Have your tried configuration where teacher and student are totally differet, such as densenet and resnet, or densenet and mobilenet?

I didn't try it for densenet.
Densenet has long skip connection from low-level feature and I think this long skip-connection is hard to be represented by pure resnet.
So, it is very difficult case for feature distillation.
But, I can give you advice.
If teacher and student are totally different, decrease the ratio of distillation loss.

Most extreme case I've tried is ResNet50-V1D (teacher) to MobileNetV2 (student).
In this case, I achieved the best performance with x0.01 ratio of distillation loss.

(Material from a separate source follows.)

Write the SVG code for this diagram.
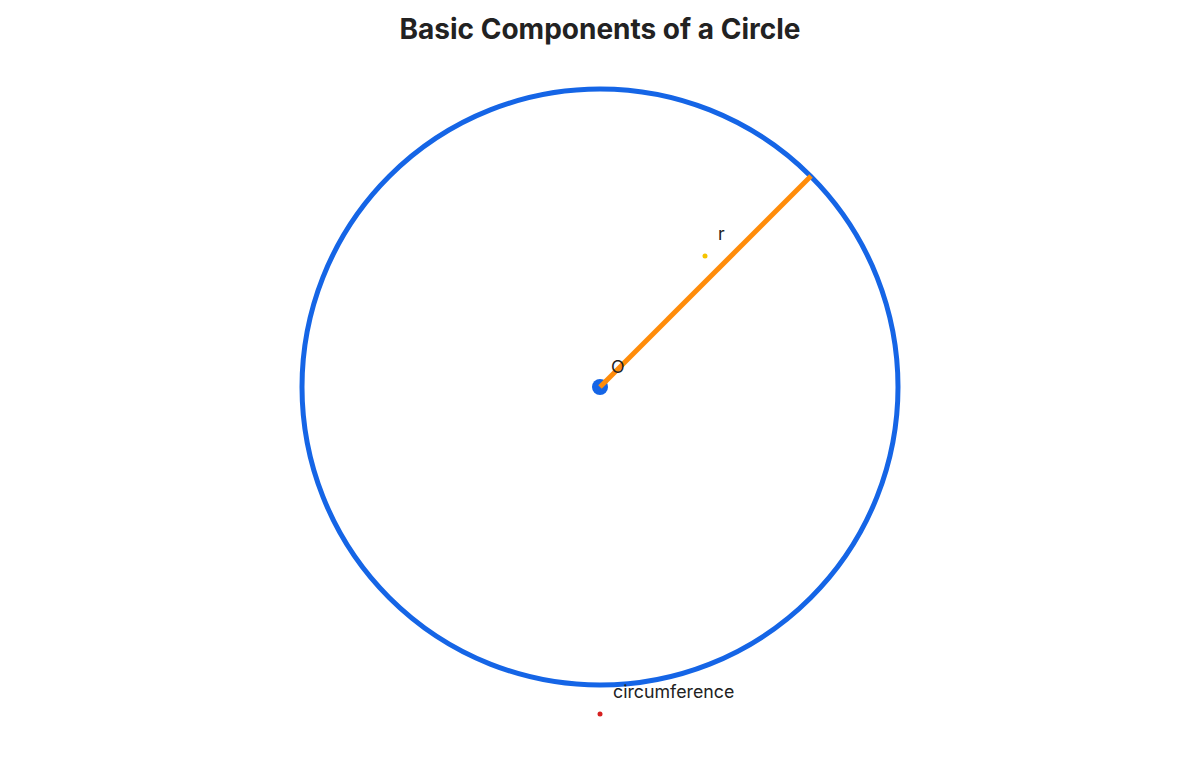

In other words, change this line

overhaul-distillation/ImageNet/train_with_distillation.py

Line 179 in 392a006

loss = loss_CE + loss_distill.sum() / batch_size / 10000

such as

 loss = loss_CE + loss_distill.sum() / batch_size / 10000 / 100

Performance table according to distillation ratio is here.

Distill-ratio	Error (top-1)
x0 (wo distill)	28.13
x1	30.22
x0.1	28.35
x0.01	27.52
x0.001	27.72

So, if distillation doesn't work for your config and teacher and student are in different architecture, try low ratio of distillation loss.
This is not a good solution, but works well for many cases.